Elements of this remarkable work are repeated in her more recent piece, The Beauty of Invisible Grief (2016). Running at eleven minutes and fifty-five seconds as an online video, the piece was originally exhibited on a video screen trapped inside a glass casing, sat on top of a wooden side table. Presented in installation as a commentary and example of ‘cultural artefact’, the work originally ran at forty-two minutes and was accompanied by layered audio recordings.

An medallion made of ice melts slowly against a persons neck, leaving a slight red mark underneath

Still from The Beauty of Invisible Grief (2016) Jasmine Te Hira

Presented completely silent in its online counterpart, the video has a singular view, through an archway that resembles a door, or perhaps a keyhole, and reminds the viewer that their view is partial; no matter how hard and long we look, we will never see the full picture.

Here, Te Hira has cast a necklace pendant in ice, melting slowly onto her chest. Because of the placement, we can see the pace of her breath and even the mechanism of her throat as she swallows, waiting for the object to make safe passage from a hardened, tangible thing to an ungraspable elemental compound.

For this work, Te Hira collected samples of water from three individual rivers of her whakapapa (genealogy). The documentation of the water is recorded by the wearer but also in the digital image and, by way of extension, by he/she who bears witness—the viewer. For Te Hira, the translation from gallery to online video is difficult, as the physicality of the work is important to her in its communication. Still, what the online videos offer is a lesson in looking and seeing.
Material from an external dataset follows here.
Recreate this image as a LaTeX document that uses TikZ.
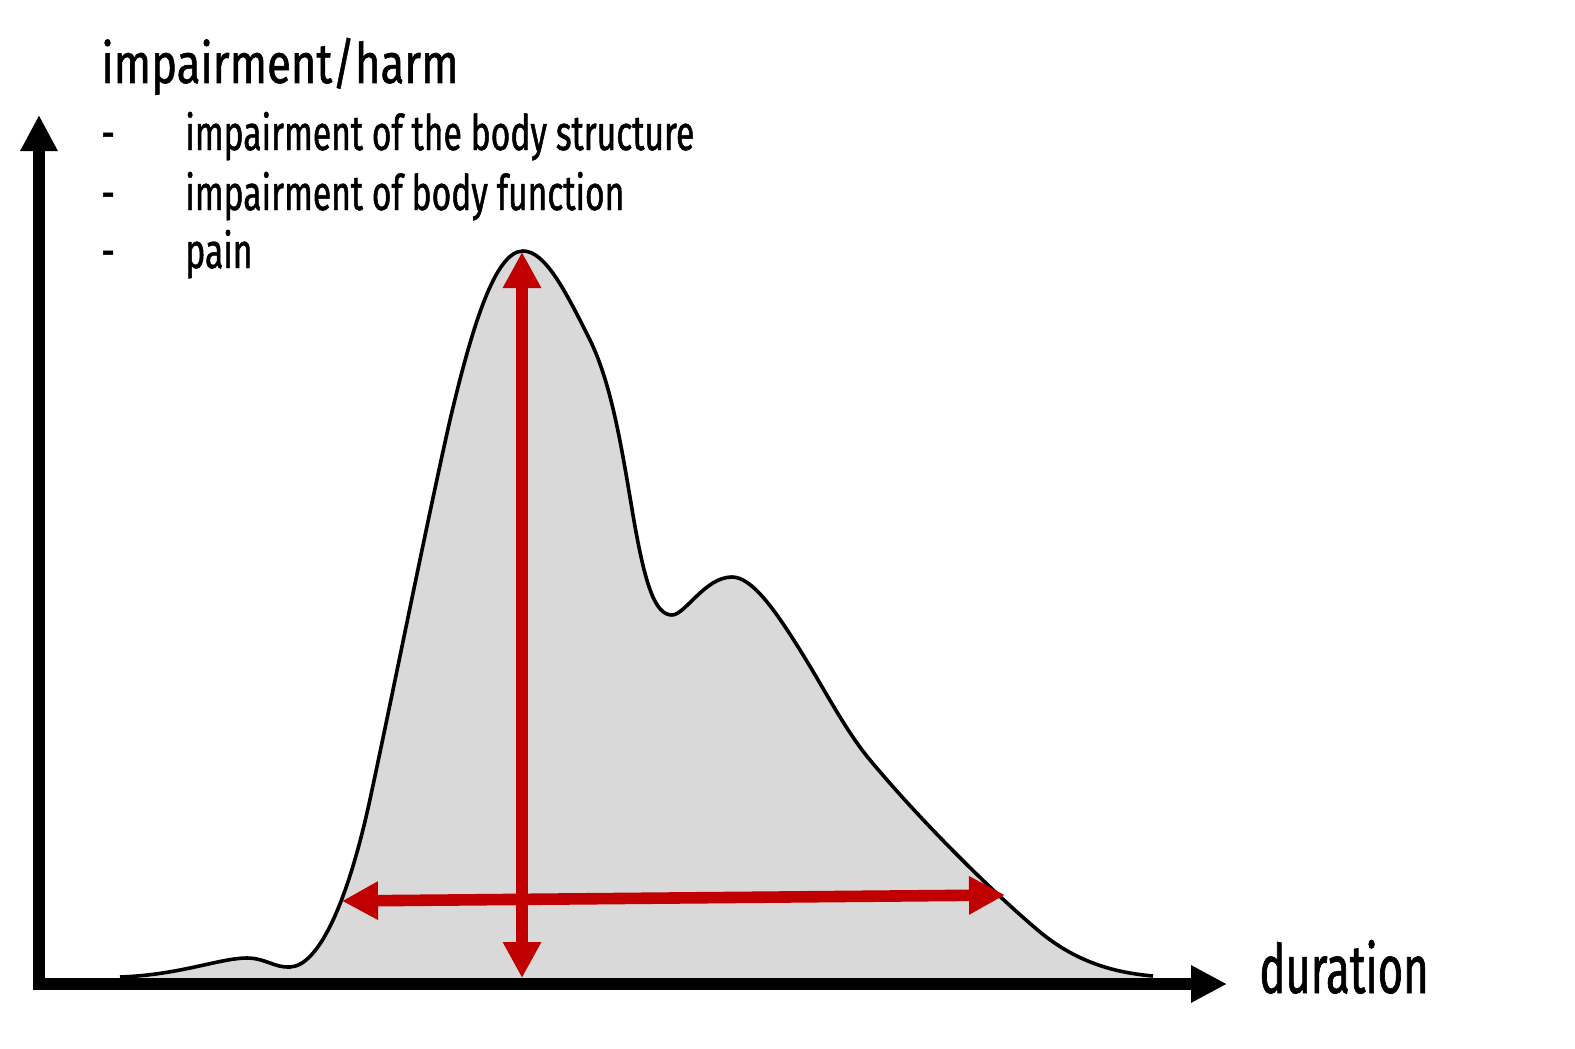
\documentclass[tikz,border=0pt]{standalone}
\usepackage{fontspec}
\setmainfont{Fira Sans}
\newfontfamily\headfont{Fira Sans}[FakeStretch=0.78, FakeBold=1]
\newfontfamily\listfont{Fira Sans}[FakeStretch=0.686, FakeBold=1]
\newfontfamily\durfont{Fira Sans}[FakeStretch=0.64, FakeBold=1]
\usetikzlibrary{arrows.meta}
\definecolor{areagray}{HTML}{D9D9D9}
\definecolor{arrowred}{HTML}{C00000}
\tikzset{
  axisline/.style={line width=6pt, line join=miter},
  redarrow/.style={arrowred, line width=5.8pt, {Triangle[width=18pt,length=18pt]}-{Triangle[width=18pt,length=18pt]}},
  curveline/.style={line width=1.8pt, line join=round},
  headtext/.style={anchor=base west, inner sep=0pt, font=\headfont\fontsize{28pt}{33pt}\selectfont},
  listtext/.style={anchor=base west, inner sep=0pt, font=\listfont\fontsize{24.5pt}{29pt}\selectfont},
  durtext/.style={anchor=base west, inner sep=0pt, font=\durfont\fontsize{34pt}{40pt}\selectfont}
}
\def\curvepath{(120,977) .. controls (180,975) and (220,958) .. (247,958)
  .. controls (265,958) and (275,968) .. (290,967)
  .. controls (318,966) and (348,905) .. (372,790)
  .. controls (392,697) and (428,517) .. (450,420)
  .. controls (472,327) and (495,251) .. (523,251)
  .. controls (545,251) and (565,290) .. (590,340)
  .. controls (612,385) and (622,450) .. (633,515)
  .. controls (645,585) and (655,615) .. (672,615)
  .. controls (685,615) and (705,577) .. (732,577)
  .. controls (752,577) and (775,610) .. (800,650)
  .. controls (825,690) and (845,730) .. (870,760)
  .. controls (920,820) and (990,890) .. (1040,932)
  .. controls (1080,965) and (1120,973) .. (1153,976)}
\begin{document}
\begin{tikzpicture}[x=0.5pt,y=-0.5pt]
\useasboundingbox (0,0) rectangle (1575,1049);
% coordinates
\coordinate (origin) at (39,984);
\coordinate (ytip) at (39,115);
\coordinate (xtip) at (1227,984);
\coordinate (vtop) at (522,252);
\coordinate (vbot) at (522,978);
\coordinate (hleft) at (342,901);
\coordinate (hright) at (1005,895);
% area under curve
\fill[areagray] \curvepath -- (1153,978) -- (120,978) -- cycle;
\draw[curveline] \curvepath;
% red arrows
\draw[redarrow] (vbot) -- (vtop);
\draw[redarrow] (hleft) -- (hright);
% axes
\draw[axisline, {Triangle[width=17.5pt,length=18pt]}-{Triangle[width=17.5pt,length=18pt]}] (ytip) -- (origin) -- (xtip);
% texts
\node[headtext] (title) at (101,83) {impairment/harm};
\node[listtext] (d1) at (101,150) {-};
\node[listtext] (d2) at (101,210) {-};
\node[listtext] (d3) at (101,268) {-};
\node[listtext] (t1) at (185,150) {impairment of the body structure};
\node[listtext] (t2) at (185,210) {impairment of body function};
\node[listtext] (t3) at (185,268) {pain};
\node[durtext] (dur) at (1259,993) {duration};
\end{tikzpicture}
\end{document}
While I have been unable (for geographical reasons) to view the works in their intended installation settings, the space that Te Hira’s bare composition gives the images is so large that it is deafening. More than eighteen thousand miles across oceans and land mass, I am deeply moved when I don’t just look, but really see the images in her work. Whether her hand is open, closed, or reaching, there is life in every gesture.